Everything about the 2011 television season felt like it was trying too hard to capture a specific, polished vibe that didn't actually exist in real life. Then came Up All Night TV fans' favorite chaotic experiment. It was a show that started as a sharp, caustic look at new parenthood and ended as a multi-camera sitcom that never actually aired its final form. It’s honestly one of the weirdest artifacts of NBC’s "post-Office" era.
You remember the premise, right? Christina Applegate and Will Arnett. Two of the funniest people on the planet. Maya Rudolph playing a version of Oprah Winfrey named Ava Alexander. It should have been a slam dunk. Instead, it became a case study in how network interference can take a perfectly good piece of art and dismantle it while the cameras are still rolling.
The Pilot That Actually Worked
When the show premiered on September 14, 2011, it was a single-camera comedy. It felt grounded. Applegate played Reagan Brinkley, a hard-charging talk show producer, and Arnett played Chris, her stay-at-home husband. They were trying to stay "cool" while dealing with a newborn. It resonated. It really did. People who were exhausted by the saccharine sweetness of most family comedies found something relatable in Reagan’s visible annoyance with the world.
The chemistry was undeniable. Arnett wasn't playing his usual "arrested development" archetype; he was a supportive, slightly overwhelmed dad. Applegate brought that "Married... with Children" edge but softened it with the genuine panic of a career woman losing her identity to diapers and sleep deprivation.
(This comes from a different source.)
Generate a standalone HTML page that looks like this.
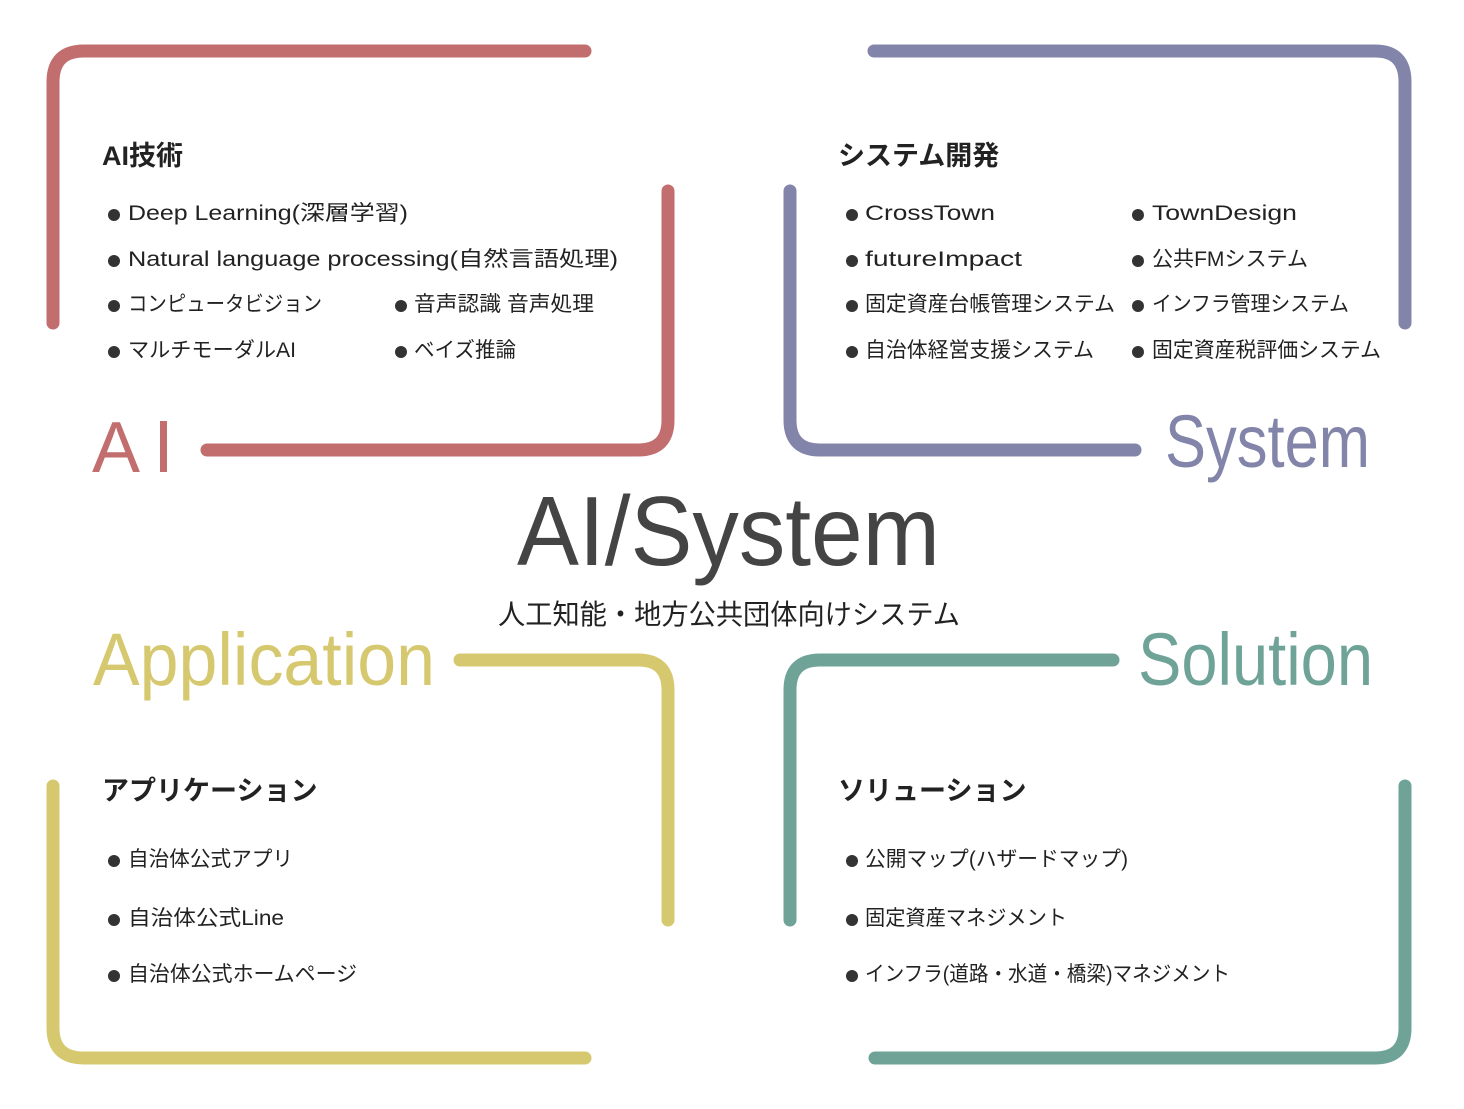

The ratings started out strong. NBC saw a hit. But then, the tinkering began. You’ve probably seen this happen before where a network gets scared that a show is too niche. They wanted more broad appeal. They wanted more Maya Rudolph—which, to be fair, who doesn't?—but it shifted the focus away from the domestic realism that made the first few episodes of Up All Night TV history so interesting.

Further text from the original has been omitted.